TASK BRIEF
Write out the listing, please, but only from its first line through the line containing "import * as", exactly as given and without pictures.

DATA LINES
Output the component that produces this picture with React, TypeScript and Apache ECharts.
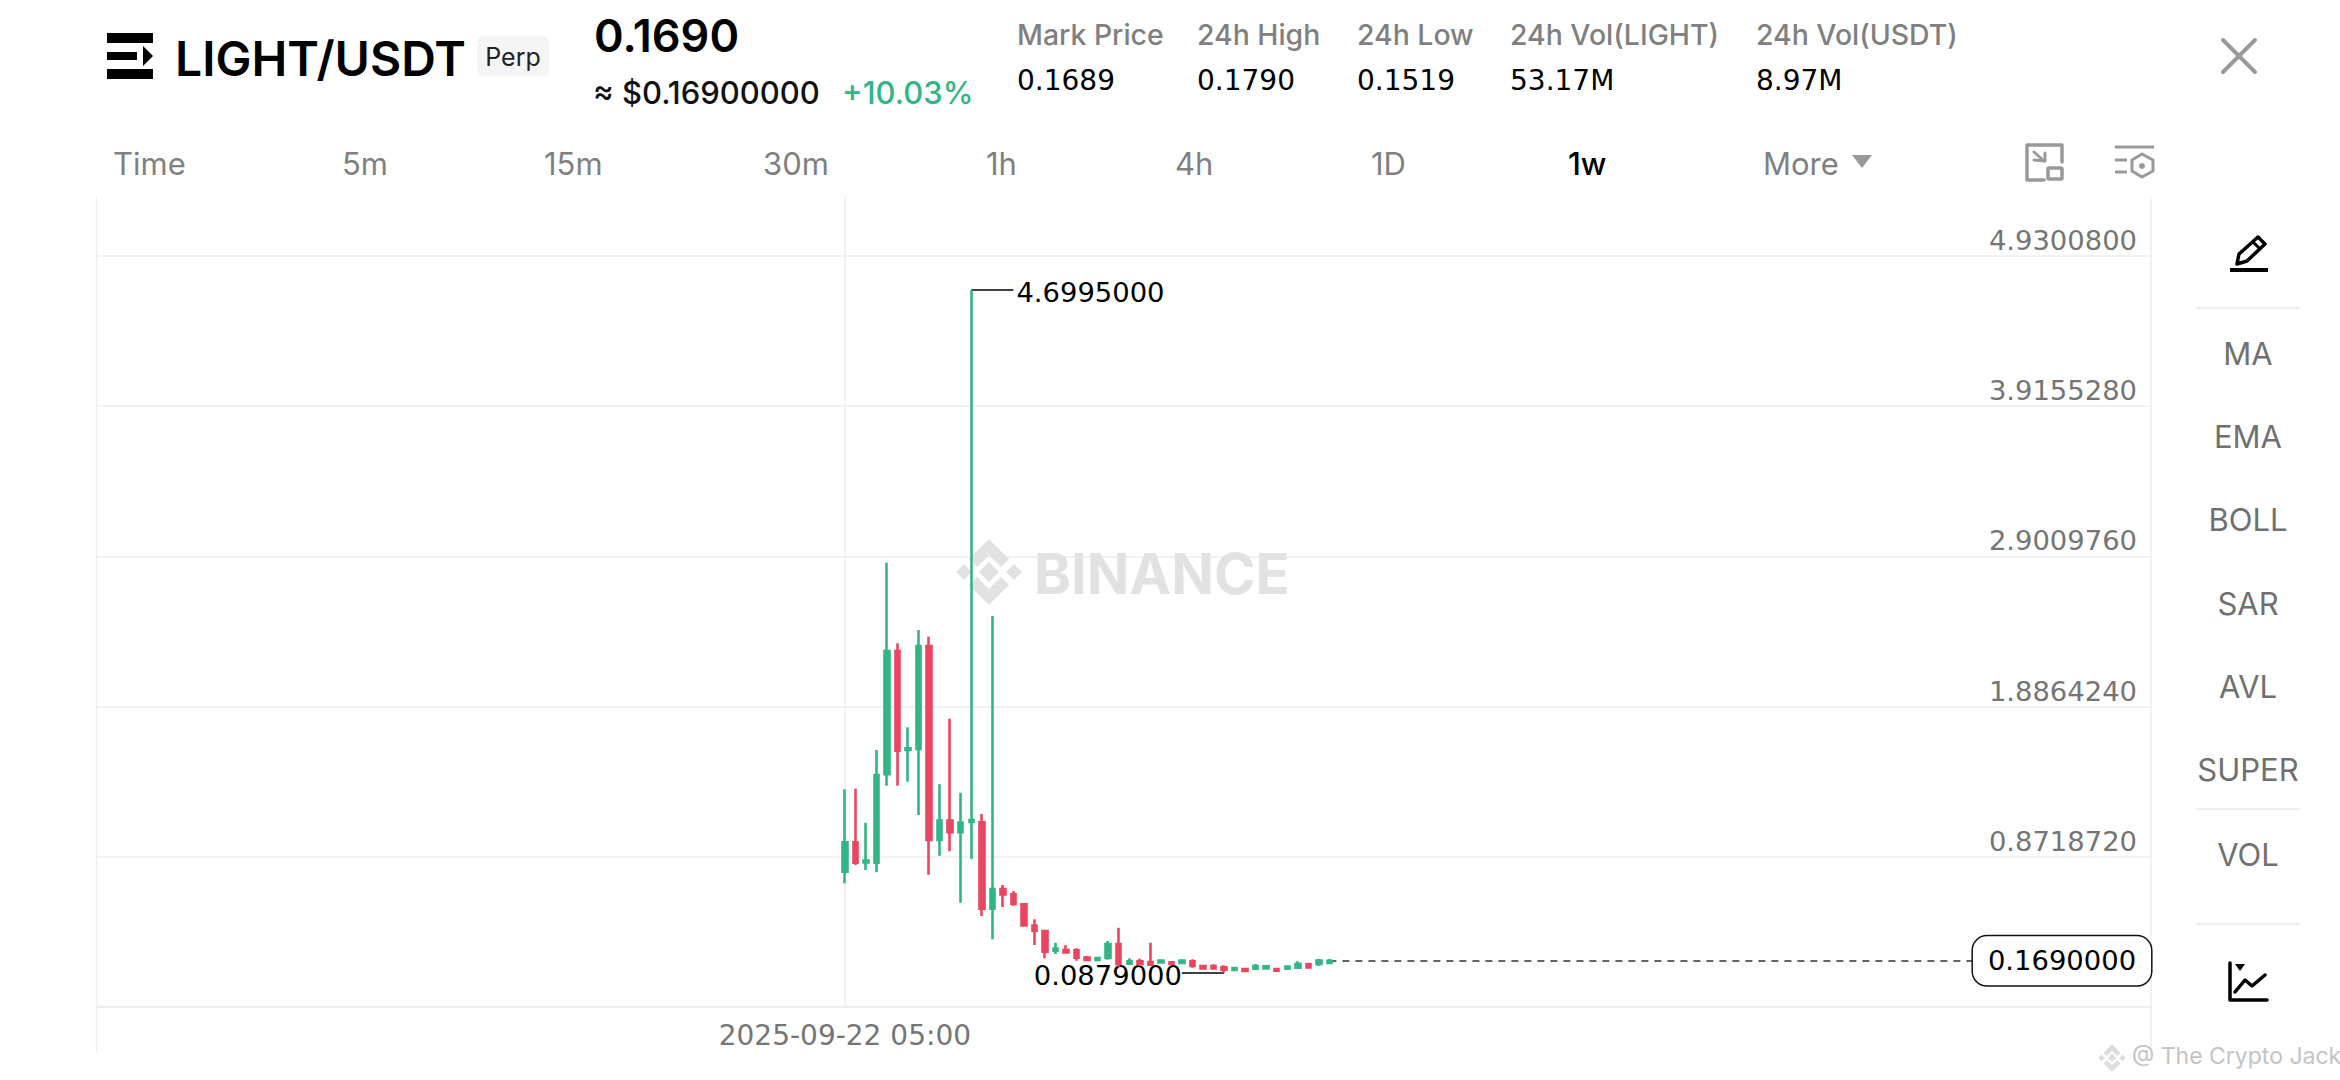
import React, { useEffect, useRef } from "react";
import * as echarts from "echarts";

const opens = [0.7715,0.9696,0.8345,0.8323,1.429,2.2621,1.5933,1.6001,2.2959,0.9854,1.116,1.0372,1.107,1.1047,0.5215,0.6544,0.6184,0.5508,0.4067,0.3707,0.2378,0.2423,0.2401,0.1906,0.1748,0.1883,0.2829,0.15,0.1658,0.1613,0.159,0.159,0.1545,0.1658,0.1343,0.1343,0.1253,0.1072,0.114,0.1162,0.1185,0.114,0.1162,0.123,0.1455,0.1478,0.1545];
const closes = [0.9696,0.8323,0.8458,1.4244,2.2621,1.5888,1.6046,2.2959,0.9854,1.116,1.0372,1.1025,1.1205,0.5215,0.6544,0.6184,0.5531,0.409,0.3729,0.2311,0.2513,0.2266,0.1906,0.1748,0.1883,0.2829,0.1478,0.1658,0.1478,0.1433,0.1703,0.1478,0.1703,0.1343,0.1185,0.1185,0.1095,0.1207,0.1005,0.1343,0.132,0.1027,0.1298,0.1478,0.1253,0.1703,0.169];
const lows = [0.6927,0.8165,0.7827,0.767,1.3524,1.3524,1.3794,1.1542,0.7512,0.8795,0.9088,0.562,0.857,0.472,0.3144,0.5328,0.5418,0.4,0.2761,0.186,0.2153,0.2243,0.1703,0.1703,0.1703,0.177,0.1298,0.1478,0.1343,0.1388,0.1545,0.1455,0.15,0.123,0.114,0.114,0.0879,0.1027,0.096,0.1117,0.1162,0.0982,0.114,0.1185,0.1162,0.1343,0.15];
const highs = [1.3276,1.3321,1.1025,1.5933,2.8588,2.3139,1.7464,2.4039,2.3589,1.3614,1.805,1.3051,4.6995,1.161,2.4985,0.6814,0.6386,0.5531,0.4495,0.3774,0.2919,0.2739,0.2536,0.2018,0.1951,0.3031,0.3932,0.186,0.1838,0.2919,0.1748,0.1635,0.1793,0.1793,0.141,0.1455,0.1388,0.1253,0.123,0.1478,0.1343,0.1185,0.132,0.1658,0.1568,0.1838,0.1815];

const yGridValues = [-0.14268, 0.871872, 1.886424, 2.900976, 3.915528, 4.93008];
const yLabelValues = [0.871872, 1.886424, 2.900976, 3.915528, 4.93008];
const dateLabel = "2025-09-22 05:00";
const highLabel = "4.6995000";
const lowLabel = "0.0879000";
const lastLabel = "0.1690000";
const lastPrice = 0.169;
const highPrice = 4.6995;
const lowPrice = 0.0879;

const statNames = ["Mark Price", "24h High", "24h Low", "24h Vol(LIGHT)", "24h Vol(USDT)"];
const statValues = ["0.1689", "0.1790", "0.1519", "53.17M", "8.97M"];
const statX = [1017, 1197, 1357, 1510, 1756];
const timeframes = ["Time", "5m", "15m", "30m", "1h", "4h", "1D", "1w", "More"];
const timeframeX = [113, 342, 544, 763, 986, 1175, 1371, 1568, 1763];
const indicators = ["MA", "EMA", "BOLL", "SAR", "AVL", "SUPER", "VOL"];
const indicatorY = [353.5, 436.5, 519.5, 603.5, 686.5, 769.5, 854.5];

const FONT = "Inter";
const NUM = "DejaVu Sans";
const SLOT_COUNT = 196;
const FIRST_SLOT = 71;
const GREEN = "#33B585";
const RED = "#EA4660";
const ICON = "#999999";

const slots = Array.from({ length: SLOT_COUNT }, (_, i) => (i === FIRST_SLOT ? dateLabel : ""));
const candles = opens.map((o, i) => [FIRST_SLOT + i, o, closes[i], lows[i], highs[i]]);

function txt(text: string, x: number, y: number, fontSize: number, fill: string, fontWeight: any = 400, align = "left", z = 10, fontFamily = FONT) {
  return { type: "text", x, y, z, silent: true, style: { text, fontSize, fontFamily, fontWeight, fill, align, verticalAlign: "middle" } };
}
function ln(x1: number, y1: number, x2: number, y2: number, stroke: string, lineWidth = 2, z = 10, lineCap = "butt") {
  return { type: "line", z, silent: true, shape: { x1, y1, x2, y2 }, style: { stroke, lineWidth, lineCap } };
}
function poly(points: number[][], fill: string, z = 10) {
  return { type: "polygon", z, silent: true, shape: { points }, style: { fill } };
}
function pl(points: number[][], stroke: string, lineWidth = 4, z = 10) {
  return { type: "polyline", z, silent: true, shape: { points }, style: { stroke, lineWidth, fill: "none", lineCap: "round", lineJoin: "round" } };
}
function logo(cx: number, cy: number, s: number, fill: string, z = 1) {
  const p = (pts: number[][]) => poly(pts.map(([a, b]) => [cx + a * s, cy + b * s]), fill, z);
  return [
    p([[0, -33], [20, -13], [12, -5], [0, -17], [-12, -5], [-20, -13]]),
    p([[0, 33], [20, 13], [12, 5], [0, 17], [-12, 5], [-20, 13]]),
    p([[0, -10], [10, 0], [0, 10], [-10, 0]]),
    p([[-25, -8], [-17, 0], [-25, 8], [-33, 0]]),
    p([[25, -8], [33, 0], [25, 8], [17, 0]]),
  ];
}

function buildGraphics() {
  const els: any[] = [];
  // header logo
  els.push({ type: "rect", z: 10, silent: true, shape: { x: 107, y: 33, width: 46, height: 10 }, style: { fill: "#000" } });
  els.push({ type: "rect", z: 10, silent: true, shape: { x: 107, y: 69, width: 46, height: 10 }, style: { fill: "#000" } });
  els.push({ type: "rect", z: 10, silent: true, shape: { x: 107, y: 52, width: 30, height: 8 }, style: { fill: "#000" } });
  els.push(poly([[143, 46], [153, 56], [143, 66]], "#000"));
  els.push(txt("LIGHT/USDT", 175, 58, 48, "#000", 600));
  els.push({ type: "rect", z: 10, silent: true, shape: { x: 477, y: 36, width: 72, height: 40, r: 6 }, style: { fill: "#f5f5f5" } });
  els.push(txt("Perp", 513, 57, 25, "#222", 400, "center"));
  els.push(txt("0.1690", 594, 35, 45, "#000", 600));
  els.push(txt("≈ $0.16900000", 593, 92, 31, "#111", 500));
  els.push(txt("+10.03%", 842, 92, 31, GREEN, 500));
  statNames.forEach((n, i) => {
    els.push(txt(n, statX[i], 34, 28.4, "#808080", 500));
    els.push(txt(statValues[i], statX[i], 80, 28, "#000", 400, "left", 10, NUM));
  });
  timeframes.forEach((t, i) => {
    els.push(txt(t, timeframeX[i], 163, 31, t === "1w" ? "#000" : "#808080", t === "1w" ? 500 : 400));
  });
  els.push(poly([[1852, 155], [1872, 155], [1862, 168]], ICON));
  // resize icon
  els.push(pl([[2062, 162], [2062, 145], [2027, 145], [2027, 180], [2044, 180]], ICON, 3.5));
  els.push({ type: "rect", z: 10, silent: true, shape: { x: 2048, y: 168, width: 14, height: 11, r: 1 }, style: { stroke: ICON, lineWidth: 3.5, fill: "none" } });
  els.push(pl([[2034, 152], [2044, 161]], ICON, 3));
  els.push(pl([[2034, 160], [2045, 161], [2045, 153]], ICON, 3));
  // settings icon
  els.push(ln(2115, 147, 2154, 147, ICON, 3));
  els.push(ln(2115, 160, 2127, 160, ICON, 3));
  els.push(ln(2115, 172, 2127, 172, ICON, 3));
  els.push(pl([[2142, 154], [2153, 160], [2153, 171], [2142, 177], [2132, 171], [2132, 160], [2142, 154]], ICON, 3));
  els.push({ type: "circle", z: 10, silent: true, shape: { cx: 2142, cy: 166, r: 3 }, style: { fill: ICON } });
  // close
  els.push(ln(2223, 40, 2255, 72, ICON, 4, 10, "round"));
  els.push(ln(2255, 40, 2223, 72, ICON, 4, 10, "round"));
  // pencil
  els.push(pl([[2237, 264], [2239, 254], [2258, 237], [2265, 244], [2247, 261], [2237, 264]], "#000", 3.5));
  els.push(ln(2253, 242, 2260, 249, "#000", 3));
  els.push(ln(2230, 270, 2268, 270, "#000", 4));
  // right panel
  els.push(ln(2196, 308, 2300, 308, "#eeeeee", 2));
  els.push(ln(2196, 809, 2300, 809, "#eeeeee", 2));
  els.push(ln(2196, 924, 2300, 924, "#eeeeee", 2));
  indicators.forEach((t, i) => els.push(txt(t, 2248, indicatorY[i], 31, "#707070", 400, "center")));
  // chart icon
  els.push(pl([[2230, 963], [2230, 1000], [2267, 1000]], "#000", 3.5));
  els.push(pl([[2235, 992], [2245, 980], [2252, 986], [2265, 975]], "#000", 3.5));
  els.push(poly([[2235, 964], [2245, 964], [2240, 971]], "#000"));
  // plot frame
  els.push(ln(96.5, 197, 96.5, 1052, "#eeeeee", 1.5, 0));
  els.push(ln(2151, 197, 2151, 1052, "#eeeeee", 1.5, 0));
  // BINANCE watermark
  logo(989, 572, 1, "#e2e2e2", 1).forEach((e) => els.push(e));
  els.push(txt("BINANCE", 1034, 574, 56, "#e2e2e2", 700, "left", 1));
  // bottom-right watermark
  logo(2112, 1058, 0.42, "#dddddd", 1).forEach((e) => els.push(e));
  els.push(txt("@ The Crypto Jack", 2132, 1056, 23, "#c4c4c4", 400, "left", 1));
  return els;
}

export default function App() {
  const ref = useRef<HTMLDivElement>(null);
  useEffect(() => {
    document.body.style.margin = "0";
    const chart = echarts.init(ref.current!, undefined, { renderer: "svg" });
    const markLabel = { color: "#000", fontFamily: NUM, fontSize: 27.4, fontWeight: 400 };
    chart.setOption({
      animation: false,
      backgroundColor: "#ffffff",
      grid: { left: 97, right: 189, top: 197, bottom: 73, containLabel: false },
      xAxis: {
        type: "category",
        data: slots,
        boundaryGap: false,
        axisLine: { show: true, onZero: false, lineStyle: { color: "#eeeeee", width: 2 } },
        axisTick: { show: false },
        axisLabel: {
          interval: (i: number) => i === FIRST_SLOT,
          color: "#757575",
          fontFamily: NUM,
          fontSize: 28,
          margin: 14,
        },
        splitLine: { show: true, interval: (i: number) => i === FIRST_SLOT, lineStyle: { color: "#eeeeee", width: 1.5 } },
      },
      yAxis: {
        type: "value",
        position: "right",
        min: -0.14268,
        max: 5.3286,
        axisLine: { show: false },
        axisTick: { show: false, customValues: yGridValues },
        axisLabel: {
          inside: true,
          customValues: yLabelValues,
          formatter: (v: number) => v.toFixed(7),
          color: "#757575",
          fontFamily: NUM,
          fontSize: 27.4,
          margin: 14,
          verticalAlign: "bottom",
          padding: [0, 0, 2, 0],
        },
        splitLine: { show: true, lineStyle: { color: "#eeeeee", width: 1.5 } },
      },
      graphic: { elements: buildGraphics() },
      series: [
        {
          type: "candlestick",
          z: 5,
          barWidth: 5,
          data: candles,
          encode: { x: 0, y: [1, 2, 3, 4] },
          itemStyle: { color: GREEN, color0: RED, borderColor: GREEN, borderColor0: RED, borderWidth: 2.6 },
          markLine: {
            silent: true,
            symbol: ["none", "none"],
            animation: false,
            data: [
              [
                { coord: [FIRST_SLOT + 12, highPrice], lineStyle: { color: "#000", width: 1.5, type: "solid" }, label: { ...markLabel, show: true, position: "end", distance: 3, offset: [0, 2], formatter: highLabel } },
                { coord: [FIRST_SLOT + 16, highPrice] },
              ],
              [
                { coord: [FIRST_SLOT + 36, lowPrice], lineStyle: { color: "#000", width: 1.5, type: "solid" }, label: { ...markLabel, show: true, position: "end", distance: 0, offset: [0, 3], formatter: lowLabel } },
                { coord: [FIRST_SLOT + 32, lowPrice] },
              ],
              [
                { coord: [FIRST_SLOT + 46, lastPrice], lineStyle: { color: "#333", width: 1.5, type: [7, 6] }, label: { ...markLabel, show: true, position: "end", distance: 1, formatter: lastLabel, backgroundColor: "#fff", borderColor: "#111", borderWidth: 1.5, borderRadius: 14, padding: [11, 15, 11, 15] } },
                { coord: [178, lastPrice] },
              ],
            ],
          },
        },
      ],
    });
    return () => chart.dispose();
  }, []);
  return <div ref={ref} style={{ position: "absolute", left: 0, top: 0, width: 2340, height: 1080 }} />;
}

COMPLETED TASK
Output the component that produces this picture with React, TypeScript and Apache ECharts.
import React, { useEffect, useRef } from "react";
import * as echarts from "echarts";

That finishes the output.